Jean-Pierre Elkabbach : C’est à dire.
Michèle Alliot-Marie : Simplement je dis que les conseillers, n’ayant pas par eux-mêmes une légitimité puisqu’ils n’ont pas été élus, peuvent donner un avis, mais cet avis n’a pas à être suivi systématiquement.
Jean-Pierre Elkabbach : Que fait M. Alliot-Marie, présidente du RPR, avec l’UDF de F. Bayrou ?
Michèle Alliot-Marie : Nous nous connaissons bien. Je connais à la fois les qualités et les défauts de F. Bayrou. Moi, je pense que ce qui est important, c’est que nous travaillions ensemble pour gagner les prochaines échéances électorales, et pour cela, il faut le faire notamment sur des idées. J’ai l’intention de redemander des états-généraux de l’opposition, comme nous l’avions fait en 86, pour établir un vrai programme qui servira de base à nos accords électoraux.
Jean-Pierre Elkabbach : Dans un livre que vous avez publié chez Odile Jacob, il y a quelques semaines, La République des irresponsables, vous dénonciez justement les irresponsables. Il y en a beaucoup aujourd’hui encore au RPR, des irresponsables ?
Michèle Alliot-Marie : Je crois que dans toute notre société les gens sont trop incités à ne pas assumer leurs responsabilités et que ceux qui veulent les prendre en sont souvent découragés. Eh bien, il faut changer cela parce que notre société a aussi besoin de recouvrer le goût et le sens des responsabilités.

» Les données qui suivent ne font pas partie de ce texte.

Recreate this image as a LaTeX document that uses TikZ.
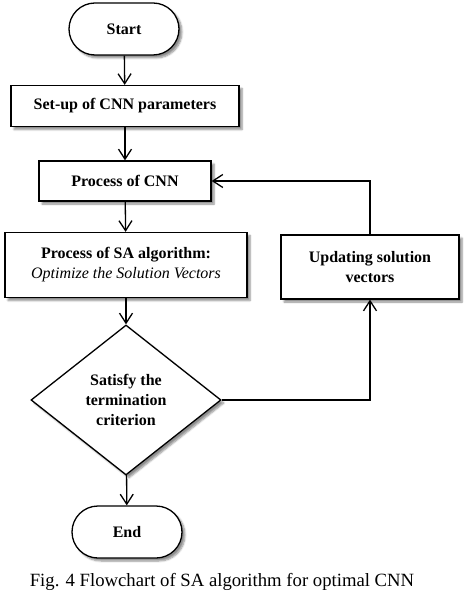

Jean-Pierre Elkabbach : Il semble à beaucoup que cette campagne fait un effet révélateur sur vous-même. Comment vous expliquez cette métamorphose de M. Alliot-Marie ?
Michèle Alliot-Marie : Je suis heureuse de faire campagne, je suis heureuse d’être au contact avec les militants et à travers eux avec les français. Je pense qu’il y a plein de choses à faire, je suis confiante dans l’avenir et j’ai envie d’entraîner le RPR à la victoire parce que je pense que ce sera aussi une victoire pour notre pays, nous avons besoin de sortir du socialisme.
Jean-Pierre Elkabbach : S’il y avait une image, on vous verrait avec les deux poings comme ça, parce que vous vous agitez et apparemment vous confirmez ce que dit votre mère au Figaro, il y a quelques jours : vous aimez la castagne.
Michèle Alliot-Marie : Ah, disons que je suis d’un pays de rugby.